Naw, you just brought up a bunch of ridiculous and discussed it in a tone that offers the patina of reason, where none exists. This is the same nonsense being peddled elsewhere with less sophistication; it doesn’t make it any more accurate.
I do believe that there are people who are honestly concerned with corruption in games journalism, but it’s pretty hard to taken them seriously when the single event they chose as their catalyst and rallying point had sweet fuck-all to do with corruption and everything to do with a thin excuse for misogyny and slut-shaming.
Corruption in the gaming press is very real and has been for ages, but nobody seemed to think that any of the actual, in-your-face corruption was worth starting a movement over. Remember when Eidos got Jeff Gerstmann fired from Gamespot for giving Kane & Lynch a bad review? Remember how people grumped about it in comment threads for two weeks and then completely forgot about it?
There is certainly a difference between those two things. It’s weird to even talk about the idea of “playing favourites” in reviews since reviewers are there to tell us which things are their favourites. If a reviewer likes different things than you, then it’s probably best not to take that reviewer’s word on what’s good, but I don’t see how that’s even related to taking money from big publishers to write nice reviews for them.

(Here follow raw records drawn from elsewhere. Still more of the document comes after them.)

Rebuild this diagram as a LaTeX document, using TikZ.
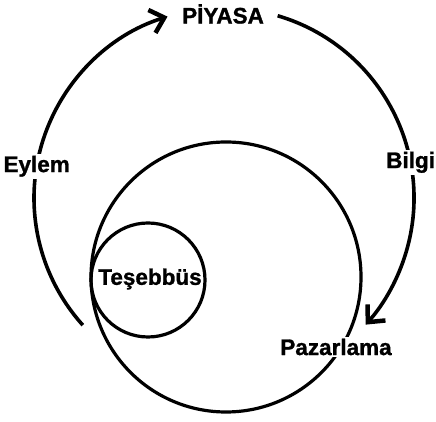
\documentclass[tikz,border=0pt]{standalone}
\usepackage{fontspec}
\setmainfont{Liberation Sans}[BoldFeatures={FakeBold=1.2}]
\usetikzlibrary{arrows.meta}

\begin{document}
\begin{tikzpicture}[
    x=1pt, y=1pt,
    ring/.style={draw, circle, line width=3.2pt, inner sep=0pt},
    flow/.style={-{Straight Barb[length=13pt, width=24pt, line width=4.5pt]}, line width=3.6pt},
    lbl/.style={font=\fontsize{22.5}{26}\selectfont\bfseries, inner sep=2pt},
    onarc/.style={lbl, fill=white}
]
\useasboundingbox (0,0) rectangle (436,422);

% The circles
\node[ring, minimum size=270pt] (pazar) at (226,145) {};
\node[ring, minimum size=114pt] (tesebbus) at (148,142) {};
\node[lbl] (tesebbuslbl) at (150,143) {Teşebbüs};
\node[onarc] (pazarlama) at (336,75) {Pazarlama};

% The cycle
\coordinate (mid) at (224,224);
\node[lbl] (piyasa) at (223,408) {PİYASA};
\coordinate (eylemfrom) at ([shift={(222:190)}]mid);
\coordinate (bilgifrom) at ([shift={(73.6:190)}]mid);

\draw[flow] (eylemfrom) arc[start angle=222, end angle=107.3, radius=190pt]
    node[onarc, pos=0.45] (eylem) {Eylem};
\draw[flow] (bilgifrom) arc[start angle=73.6, end angle=-41.8, radius=190pt]
    node[onarc, pos=0.544] (bilgi) {Bilgi};

\end{tikzpicture}
\end{document}
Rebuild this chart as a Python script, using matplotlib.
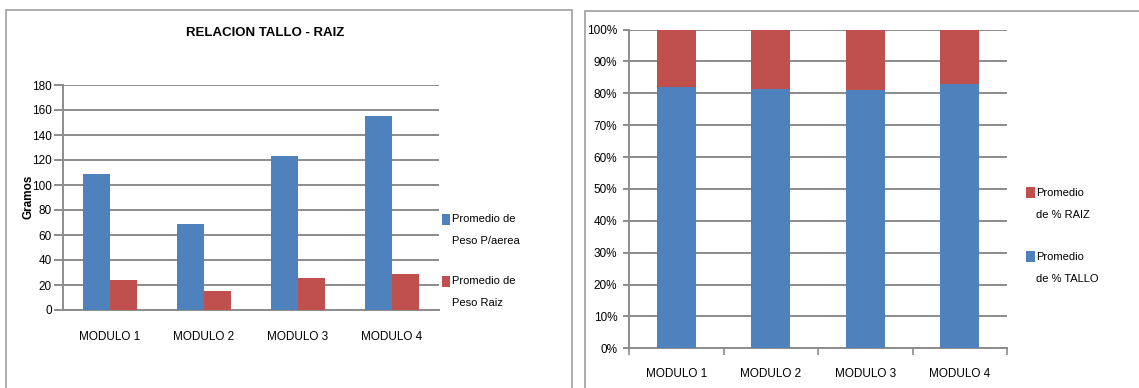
import numpy as np
import matplotlib
matplotlib.use('Agg')
import matplotlib.pyplot as plt
from matplotlib.patches import Rectangle

plt.rcParams['font.family'] = ['Liberation Sans', 'DejaVu Sans']

# data
modulos = ['MODULO 1', 'MODULO 2', 'MODULO 3', 'MODULO 4']
peso_aerea = [109, 69, 123, 155]
peso_raiz = [24, 15.5, 26, 29]
pct_tallo = [81.9, 81.2, 81.1, 82.8]
pct_raiz = [100 - v for v in pct_tallo]

blue = '#4F81BD'
red = '#C0504D'
grid_c = '#8C8C8C'
W, H = 1139, 388
fs = 8.5

fig = plt.figure(figsize=(W / 100, H / 100), dpi=100)

def fbox(x0, y0, x1, y1):
    # pixel box -> figure fraction [left, bottom, width, height]
    return [x0 / W, 1 - y1 / H, (x1 - x0) / W, (y1 - y0) / H]

def key(x0, y0, color, lines):
    # excel style legend entry: square next to the first line of text
    fig.add_artist(Rectangle((x0 / W, 1 - (y0 + 5.5) / H), 8.5 / W, 11 / H,
                             transform=fig.transFigure, color=color, lw=0))
    for i, s in enumerate(lines):
        fig.text((x0 + 10.5) / W, 1 - (y0 + 22 * i) / H, s, ha='left',
                 va='center', fontsize=8)

# panel frames
for x0, y0, x1, y1 in [(6, 10, 572, 392), (585, 11, 1150, 392)]:
    fig.add_artist(Rectangle((x0 / W, 1 - y1 / H), (x1 - x0) / W, (y1 - y0) / H,
                             transform=fig.transFigure, fill=False,
                             ec='#A6A6A6', lw=1.3, clip_on=False))

x = np.arange(len(modulos))

# ---- left chart: grams
ax1 = fig.add_axes(fbox(63, 85, 439, 310))
bw = 0.286
ax1.bar(x - bw / 2, peso_aerea, bw, color=blue, zorder=3)
ax1.bar(x + bw / 2, peso_raiz, bw, color=red, zorder=3)
ax1.set_xlim(-0.5, 3.5)
ax1.set_ylim(0, 180)
ax1.set_yticks(range(0, 181, 20))
ax1.set_xticks(x)
ax1.set_xticklabels(modulos)
ax1.grid(axis='y', color=grid_c, lw=1.4, zorder=0)
ax1.tick_params(axis='y', length=6.5, width=1.4, color=grid_c, pad=1.5, labelsize=fs)
ax1.tick_params(axis='x', length=0, pad=15, labelsize=fs)
for s in ['top', 'right']:
    ax1.spines[s].set_visible(False)
for s in ['left', 'bottom']:
    ax1.spines[s].set_color(grid_c)
    ax1.spines[s].set_linewidth(1.4)
fig.text(265 / W, 1 - 33 / H, 'RELACION TALLO - RAIZ', ha='center', va='center',
         fontsize=9.5, fontweight='bold')
fig.text(28 / W, 1 - 197 / H, 'Gramos', ha='center', va='center', rotation=90,
         fontsize=8.5, fontweight='bold')
key(441.5, 219, blue, ['Promedio de', 'Peso P/aerea'])
key(441.5, 281.5, red, ['Promedio de', 'Peso Raiz'])

# ---- right chart: percent stacked
ax2 = fig.add_axes(fbox(629, 29.5, 1007, 348.3))
bw2 = 0.41
ax2.bar(x, pct_tallo, bw2, color=blue, zorder=3)
ax2.bar(x, pct_raiz, bw2, bottom=pct_tallo, color=red, zorder=3)
ax2.set_xlim(-0.5, 3.5)
ax2.set_ylim(0, 100)
ax2.set_yticks(range(0, 101, 10))
ax2.set_yticklabels([f'{v}%' for v in range(0, 101, 10)])
ax2.set_xticks(np.arange(-0.5, 4, 1))
ax2.set_xticklabels([])
ax2.set_xticks(x, minor=True)
ax2.set_xticklabels(modulos, minor=True)
ax2.grid(axis='y', color=grid_c, lw=1.4, zorder=0)
ax2.tick_params(axis='y', length=4.5, width=1.4, color=grid_c, pad=4, labelsize=fs)
ax2.tick_params(axis='x', which='major', length=5, width=1.2, color=grid_c)
ax2.tick_params(axis='x', which='minor', length=0, pad=14, labelsize=fs)
for s in ['top', 'right']:
    ax2.spines[s].set_visible(False)
for s in ['left', 'bottom']:
    ax2.spines[s].set_color(grid_c)
    ax2.spines[s].set_linewidth(1.4)
key(1026, 192.5, red, ['Promedio', 'de % RAIZ'])
key(1026, 256.5, blue, ['Promedio', 'de % TALLO'])

fig.savefig('out.png', dpi=100)
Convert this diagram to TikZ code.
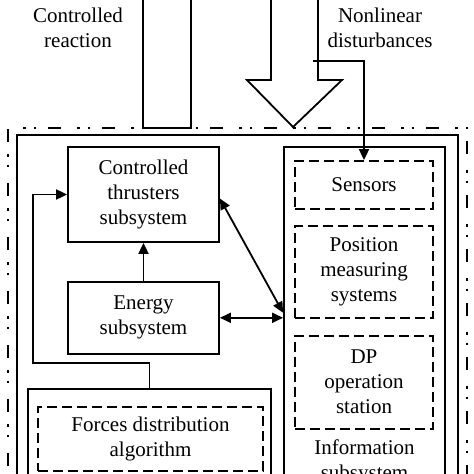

I’m not sure what you are trying to express here.
That Breitbart article claiming that the existence of an email list for game journalists is evidence of a conspiracy, is ridiculous on its face. But on looking into it a bit more, what really jumps out at me is Ben Kuchera’s involvement. Ben Kuchera, when working at Ars Technica, wrote some very good articles documenting corrupt practices in game journalism. And this was real corruption: big game publishers sending gifts to game reviewers, hosting lavish parties to announce new games, and exacting retribution on the careers of gaming journalists who gave their games negative reviews. Also, Ben Kuchera left Ars Technica shortly after he published a review of Duke Nukem Forever, in which he described its extensive, brutal misogyny, and its complete lack of any real creativity or other virtue. There was an enormous flamewar in the Ars Technica forum thread for that article, with a lot of the all-too-familiar condemnations of any hint of social consciousness in a game review.
It’s clear that what Breitbart really finds scandalous is that there are gaming journalists with progressive ideals, and who will critique games and the gaming industry from that perspective – and, horror of horrors, they talk to each other. That’s not corrupt, it’s not unethical, it’s not a conspiracy, and it’s not even mildly surprising.
At worst, by Orland’s account, he suggested to the list that game journalists counter sexism by highlighting a game Zoe Quinn had produced – a suggestion he later concluded was inappropriate, and withdrew. He had no power over the other subscribers on that list. That’s no conspiracy, and it’s not comparable to the group of 4chan users planning a campaign of lies.
EDIT: Oops. I hadn’t decided how to finish the sentence at the end of the first paragraph, and I’d left it incomplete.
The breitbart stuff is interesting in that it is quite honest about it being all about attacking feminists. It made gamergate more political and marginal (and easier for most folks to ignore), but also much more intense for those who went in the deep end.